Curfews over, NSW hits 80pc of first jabs
NSW has crossed the 80 per cent COVID-19 first-dose vaccination threshold, prompting the removal of curfews in western and southwest Sydney's 12 local government areas of concern.
The state reported 1259 new locally acquired cases of COVID-19 and 12 deaths in the 24 hours to 8pm on Tuesday.
The 12 deaths included a woman in her 30s, two people in their 50s, three people in their 60s, three people in their 70s, two people in their 80s and a man in his 90s.
It takes the death toll for the current outbreak to 198.
NSW reached the 80 per cent first-dose vaccination milestone for those aged 16 and over late on Tuesday, enabling the government to remove the overnight curfew across western and southwest Sydney.
The government acknowledged when implementing the curfew that it would have minimal effect on COVID-19 transmission and was more useful as a tool for policing lockdown compliance.
It comes a day after Premier Gladys Berejiklian met with the 12 council areas' mayors and listened to their concerns.
However, all other restrictions will remain in place until 70 per cent double-dose coverage is reached in roughly mid-October.
"We can't move on anything else just now. We need everybody to hold the line," she said on Wednesday.
The 70 per cent milestone will trigger the restoration of numerous freedoms, including small indoor gatherings for the fully vaccinated.
Ms Berejiklian made clear the government would hold firm and ban the unvaccinated from restored freedoms at 70 per cent.
"At 70 per cent we've been clear and extremely black and white ... it will be a health order and the law that if you're not vaccinated, you can't attend venues on the road map," she told reporters.
"We are going through compliance issues now (but) there is an onus on you as an individual to be vaccinated and it will depend on the size of the business ... we know many small businesses are doing it tough so we are going through that compliance regime now.
"If you're not vaccinated, you can't go to a restaurant, to a cafe."
There are 1241 COVID-19 patients in NSW hospitals, with 234 in intensive care beds and 108 on ventilators.
Meanwhile, Australian Defence Force personnel have joined NSW Police in the Illawarra region to help with COVID-19 welfare and compliance checks as cases of the virus increase.

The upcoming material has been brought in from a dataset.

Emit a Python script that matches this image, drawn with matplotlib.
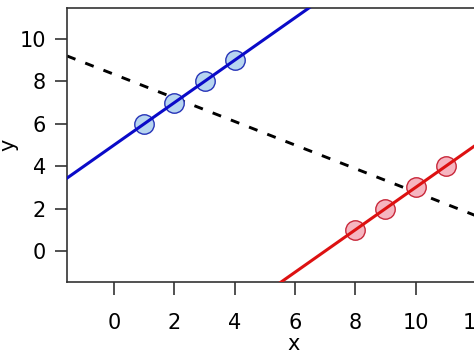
import numpy as np
import matplotlib
matplotlib.use("Agg")
import matplotlib.pyplot as plt

# ==============================
# data
# ==============================
x_blue = [1, 2, 3, 4]
y_blue = [6, 7, 8, 9]
x_red = [8, 9, 10, 11]
y_red = [1, 2, 3, 4]
x_ticks = [0, 2, 4, 6, 8, 10, 12]
y_ticks = [0, 2, 4, 6, 8, 10]

# ==============================
# fits (per group and pooled)
# ==============================
b_blue = np.polyfit(x_blue, y_blue, 1)
b_red = np.polyfit(x_red, y_red, 1)
b_all = np.polyfit(x_blue + x_red, y_blue + y_red, 1)

# axes run past the right edge of the saved picture
xlim = (-1.56, 13.5)
ylim = (-1.46, 11.46)
xx = np.array([xlim[0], xlim[1] + 1])

fig = plt.figure(figsize=(4.74, 3.55), dpi=100)
ax = fig.add_axes([0.1414, 0.2056, 0.958, 0.7718])

ax.plot(xx, np.polyval(b_all, xx), color="black", lw=2.1,
        linestyle=(0, (3.1, 3.6)), zorder=1)
ax.scatter(x_blue, y_blue, s=14**2, facecolor="#b7d5f0",
           edgecolor="#2633b8", linewidth=1.0, zorder=2)
ax.scatter(x_red, y_red, s=14**2, facecolor="#f6b5c0",
           edgecolor="#c8283a", linewidth=1.0, zorder=2)
ax.plot(xx, np.polyval(b_blue, xx), color="#0a0ac8", lw=2.2, zorder=3)
ax.plot(xx, np.polyval(b_red, xx), color="#dd1111", lw=2.2, zorder=3)

ax.set_xlim(xlim)
ax.set_ylim(ylim)
ax.set_xticks(x_ticks)
ax.set_yticks(y_ticks)
for s in ax.spines.values():
    s.set_color("#333333")
    s.set_linewidth(1.2)
ax.tick_params(axis="x", length=9, width=1.2, color="#333333",
               pad=13, labelsize=15)
ax.tick_params(axis="y", length=9, width=1.2, color="#333333",
               pad=6, labelsize=15)
ax.set_xlabel("x", fontsize=15, labelpad=1)
ax.set_ylabel("y", fontsize=15, labelpad=1)

fig.savefig("out.png", dpi=100)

Authorities became concerned after the Illawarra Shoalhaven Local Health District recorded 80 cases on the weekend and 17 on Monday.
The coastal area includes the state's third-largest city, Wollongong.
Soldiers are already helping police across western Sydney.
Additionally, the future of locked-down southwest and western Sydney was debated on Wednesday during a two-hour economic recovery summit hosted by the NSW Labor opposition.
The summit heard that confusion and fear over vaccination rules and exposure risks are plaguing NSW businesses, who want more clarity.
Businesses also said they needed help designing and adhering to new COVID safe plans given the Delta strain's virulence.
Elsewhere, the town of Young may also soon go into lockdown after a COVID-positive person travelled through the area, as well as Mudgee and Wagga Wagga. It comes after Yass returned to lockdown.
Chief Health Officer Kerry Chant said she was seeking advice on the matter after COVID fragments were also detected in Young's sewage.